— INSTRUCTIONS TO FOLLOW —
Skip every picture and transcribe the remaining material exactly.

— SOURCE EXCERPT —
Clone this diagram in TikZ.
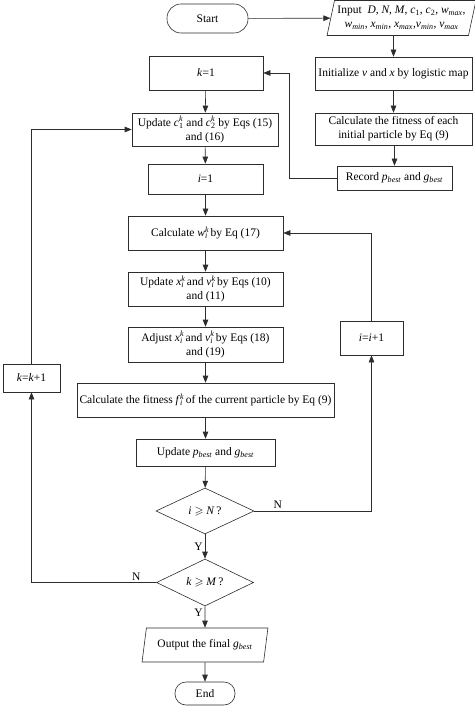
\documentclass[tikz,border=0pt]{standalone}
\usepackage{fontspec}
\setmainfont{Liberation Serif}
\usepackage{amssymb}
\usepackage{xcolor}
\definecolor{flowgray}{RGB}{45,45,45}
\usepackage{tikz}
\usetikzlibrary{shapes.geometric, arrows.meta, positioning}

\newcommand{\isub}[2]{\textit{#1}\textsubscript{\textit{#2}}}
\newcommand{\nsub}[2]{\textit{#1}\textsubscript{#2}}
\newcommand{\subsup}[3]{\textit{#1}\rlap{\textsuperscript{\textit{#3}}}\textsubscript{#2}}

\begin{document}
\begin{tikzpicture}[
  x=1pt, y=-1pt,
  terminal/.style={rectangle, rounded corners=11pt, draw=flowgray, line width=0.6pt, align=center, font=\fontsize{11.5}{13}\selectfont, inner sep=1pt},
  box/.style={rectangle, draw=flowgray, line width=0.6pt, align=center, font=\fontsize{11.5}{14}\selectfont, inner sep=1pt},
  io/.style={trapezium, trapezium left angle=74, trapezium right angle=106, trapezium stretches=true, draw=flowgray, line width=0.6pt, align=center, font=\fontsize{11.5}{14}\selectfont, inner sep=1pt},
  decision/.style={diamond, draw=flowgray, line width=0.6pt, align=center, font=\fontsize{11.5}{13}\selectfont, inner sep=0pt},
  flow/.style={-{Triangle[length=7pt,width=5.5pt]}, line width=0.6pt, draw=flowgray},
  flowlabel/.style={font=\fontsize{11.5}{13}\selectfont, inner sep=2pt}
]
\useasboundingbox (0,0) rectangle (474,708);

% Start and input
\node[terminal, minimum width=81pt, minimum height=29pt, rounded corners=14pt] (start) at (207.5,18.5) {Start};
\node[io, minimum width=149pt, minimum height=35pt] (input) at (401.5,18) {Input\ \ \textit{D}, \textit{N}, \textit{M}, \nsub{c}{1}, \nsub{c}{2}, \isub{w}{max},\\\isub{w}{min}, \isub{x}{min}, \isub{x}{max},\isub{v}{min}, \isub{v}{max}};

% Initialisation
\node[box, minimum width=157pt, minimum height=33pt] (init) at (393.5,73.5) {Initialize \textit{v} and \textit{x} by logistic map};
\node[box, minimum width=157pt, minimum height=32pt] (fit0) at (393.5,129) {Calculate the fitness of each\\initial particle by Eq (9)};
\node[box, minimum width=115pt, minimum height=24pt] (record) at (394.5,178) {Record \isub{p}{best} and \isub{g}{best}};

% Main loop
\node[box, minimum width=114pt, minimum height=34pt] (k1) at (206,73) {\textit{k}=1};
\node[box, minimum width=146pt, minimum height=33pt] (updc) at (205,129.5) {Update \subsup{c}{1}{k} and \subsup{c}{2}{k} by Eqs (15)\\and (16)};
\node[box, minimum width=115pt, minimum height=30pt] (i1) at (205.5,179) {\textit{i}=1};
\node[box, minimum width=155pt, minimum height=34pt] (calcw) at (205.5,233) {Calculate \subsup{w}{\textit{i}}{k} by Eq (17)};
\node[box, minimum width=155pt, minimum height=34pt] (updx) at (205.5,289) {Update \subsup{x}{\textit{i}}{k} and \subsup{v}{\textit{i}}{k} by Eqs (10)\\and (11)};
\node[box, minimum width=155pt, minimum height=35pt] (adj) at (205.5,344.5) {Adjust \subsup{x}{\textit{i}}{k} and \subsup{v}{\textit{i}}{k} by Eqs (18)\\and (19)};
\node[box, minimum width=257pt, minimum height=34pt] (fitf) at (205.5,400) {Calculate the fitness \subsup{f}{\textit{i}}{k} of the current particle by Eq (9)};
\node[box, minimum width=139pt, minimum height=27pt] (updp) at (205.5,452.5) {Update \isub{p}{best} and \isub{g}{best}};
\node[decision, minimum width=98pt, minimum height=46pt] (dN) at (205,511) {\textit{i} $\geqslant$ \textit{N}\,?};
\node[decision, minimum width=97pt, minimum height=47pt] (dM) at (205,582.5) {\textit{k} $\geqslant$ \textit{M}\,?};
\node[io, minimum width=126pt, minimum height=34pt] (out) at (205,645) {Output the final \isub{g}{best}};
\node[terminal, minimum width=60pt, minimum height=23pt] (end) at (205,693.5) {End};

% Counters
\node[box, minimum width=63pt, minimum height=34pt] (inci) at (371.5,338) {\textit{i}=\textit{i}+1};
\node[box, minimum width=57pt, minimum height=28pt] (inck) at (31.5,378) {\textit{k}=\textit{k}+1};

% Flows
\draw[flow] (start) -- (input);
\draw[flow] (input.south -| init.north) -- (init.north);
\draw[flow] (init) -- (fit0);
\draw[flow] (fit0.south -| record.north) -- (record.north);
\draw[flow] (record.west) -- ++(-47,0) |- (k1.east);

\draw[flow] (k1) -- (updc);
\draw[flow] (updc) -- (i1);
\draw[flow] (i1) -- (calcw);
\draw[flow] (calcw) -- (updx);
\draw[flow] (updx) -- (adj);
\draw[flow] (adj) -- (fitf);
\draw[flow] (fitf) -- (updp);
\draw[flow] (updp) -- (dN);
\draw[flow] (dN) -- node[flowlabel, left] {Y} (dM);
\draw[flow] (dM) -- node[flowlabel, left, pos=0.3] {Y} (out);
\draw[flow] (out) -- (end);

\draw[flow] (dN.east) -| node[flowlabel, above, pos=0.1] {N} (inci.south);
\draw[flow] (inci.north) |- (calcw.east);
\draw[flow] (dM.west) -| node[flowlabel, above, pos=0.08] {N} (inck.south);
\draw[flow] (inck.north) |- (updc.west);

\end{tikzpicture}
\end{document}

— FINAL RESULT —
Clone this diagram in TikZ.
\documentclass[tikz,border=0pt]{standalone}
\usepackage{fontspec}
\setmainfont{Liberation Serif}
\usepackage{amssymb}
\usepackage{xcolor}
\definecolor{flowgray}{RGB}{45,45,45}
\usepackage{tikz}
\usetikzlibrary{shapes.geometric, arrows.meta, positioning}

\newcommand{\isub}[2]{\textit{#1}\textsubscript{\textit{#2}}}
\newcommand{\nsub}[2]{\textit{#1}\textsubscript{#2}}
\newcommand{\subsup}[3]{\textit{#1}\rlap{\textsuperscript{\textit{#3}}}\textsubscript{#2}}

\begin{document}
\begin{tikzpicture}[
  x=1pt, y=-1pt,
  terminal/.style={rectangle, rounded corners=11pt, draw=flowgray, line width=0.6pt, align=center, font=\fontsize{11.5}{13}\selectfont, inner sep=1pt},
  box/.style={rectangle, draw=flowgray, line width=0.6pt, align=center, font=\fontsize{11.5}{14}\selectfont, inner sep=1pt},
  io/.style={trapezium, trapezium left angle=74, trapezium right angle=106, trapezium stretches=true, draw=flowgray, line width=0.6pt, align=center, font=\fontsize{11.5}{14}\selectfont, inner sep=1pt},
  decision/.style={diamond, draw=flowgray, line width=0.6pt, align=center, font=\fontsize{11.5}{13}\selectfont, inner sep=0pt},
  flow/.style={-{Triangle[length=7pt,width=5.5pt]}, line width=0.6pt, draw=flowgray},
  flowlabel/.style={font=\fontsize{11.5}{13}\selectfont, inner sep=2pt}
]
\useasboundingbox (0,0) rectangle (474,708);

% Start and input
\node[terminal, minimum width=81pt, minimum height=29pt, rounded corners=14pt] (start) at (207.5,18.5) {Start};
\node[io, minimum width=149pt, minimum height=35pt] (input) at (401.5,18) {Input\ \ \textit{D}, \textit{N}, \textit{M}, \nsub{c}{1}, \nsub{c}{2}, \isub{w}{max},\\\isub{w}{min}, \isub{x}{min}, \isub{x}{max},\isub{v}{min}, \isub{v}{max}};

% Initialisation
\node[box, minimum width=157pt, minimum height=33pt] (init) at (393.5,73.5) {Initialize \textit{v} and \textit{x} by logistic map};
\node[box, minimum width=157pt, minimum height=32pt] (fit0) at (393.5,129) {Calculate the fitness of each\\initial particle by Eq (9)};
\node[box, minimum width=115pt, minimum height=24pt] (record) at (394.5,178) {Record \isub{p}{best} and \isub{g}{best}};

% Main loop
\node[box, minimum width=114pt, minimum height=34pt] (k1) at (206,73) {\textit{k}=1};
\node[box, minimum width=146pt, minimum height=33pt] (updc) at (205,129.5) {Update \subsup{c}{1}{k} and \subsup{c}{2}{k} by Eqs (15)\\and (16)};
\node[box, minimum width=115pt, minimum height=30pt] (i1) at (205.5,179) {\textit{i}=1};
\node[box, minimum width=155pt, minimum height=34pt] (calcw) at (205.5,233) {Calculate \subsup{w}{\textit{i}}{k} by Eq (17)};
\node[box, minimum width=155pt, minimum height=34pt] (updx) at (205.5,289) {Update \subsup{x}{\textit{i}}{k} and \subsup{v}{\textit{i}}{k} by Eqs (10)\\and (11)};
\node[box, minimum width=155pt, minimum height=35pt] (adj) at (205.5,344.5) {Adjust \subsup{x}{\textit{i}}{k} and \subsup{v}{\textit{i}}{k} by Eqs (18)\\and (19)};
\node[box, minimum width=257pt, minimum height=34pt] (fitf) at (205.5,400) {Calculate the fitness \subsup{f}{\textit{i}}{k} of the current particle by Eq (9)};
\node[box, minimum width=139pt, minimum height=27pt] (updp) at (205.5,452.5) {Update \isub{p}{best} and \isub{g}{best}};
\node[decision, minimum width=98pt, minimum height=46pt] (dN) at (205,511) {\textit{i} $\geqslant$ \textit{N}\,?};
\node[decision, minimum width=97pt, minimum height=47pt] (dM) at (205,582.5) {\textit{k} $\geqslant$ \textit{M}\,?};
\node[io, minimum width=126pt, minimum height=34pt] (out) at (205,645) {Output the final \isub{g}{best}};
\node[terminal, minimum width=60pt, minimum height=23pt] (end) at (205,693.5) {End};

% Counters
\node[box, minimum width=63pt, minimum height=34pt] (inci) at (371.5,338) {\textit{i}=\textit{i}+1};
\node[box, minimum width=57pt, minimum height=28pt] (inck) at (31.5,378) {\textit{k}=\textit{k}+1};

% Flows
\draw[flow] (start) -- (input);
\draw[flow] (input.south -| init.north) -- (init.north);
\draw[flow] (init) -- (fit0);
\draw[flow] (fit0.south -| record.north) -- (record.north);
\draw[flow] (record.west) -- ++(-47,0) |- (k1.east);

\draw[flow] (k1) -- (updc);
\draw[flow] (updc) -- (i1);
\draw[flow] (i1) -- (calcw);
\draw[flow] (calcw) -- (updx);
\draw[flow] (updx) -- (adj);
\draw[flow] (adj) -- (fitf);
\draw[flow] (fitf) -- (updp);
\draw[flow] (updp) -- (dN);
\draw[flow] (dN) -- node[flowlabel, left] {Y} (dM);
\draw[flow] (dM) -- node[flowlabel, left, pos=0.3] {Y} (out);
\draw[flow] (out) -- (end);

\draw[flow] (dN.east) -| node[flowlabel, above, pos=0.1] {N} (inci.south);
\draw[flow] (inci.north) |- (calcw.east);
\draw[flow] (dM.west) -| node[flowlabel, above, pos=0.08] {N} (inck.south);
\draw[flow] (inck.north) |- (updc.west);

\end{tikzpicture}
\end{document}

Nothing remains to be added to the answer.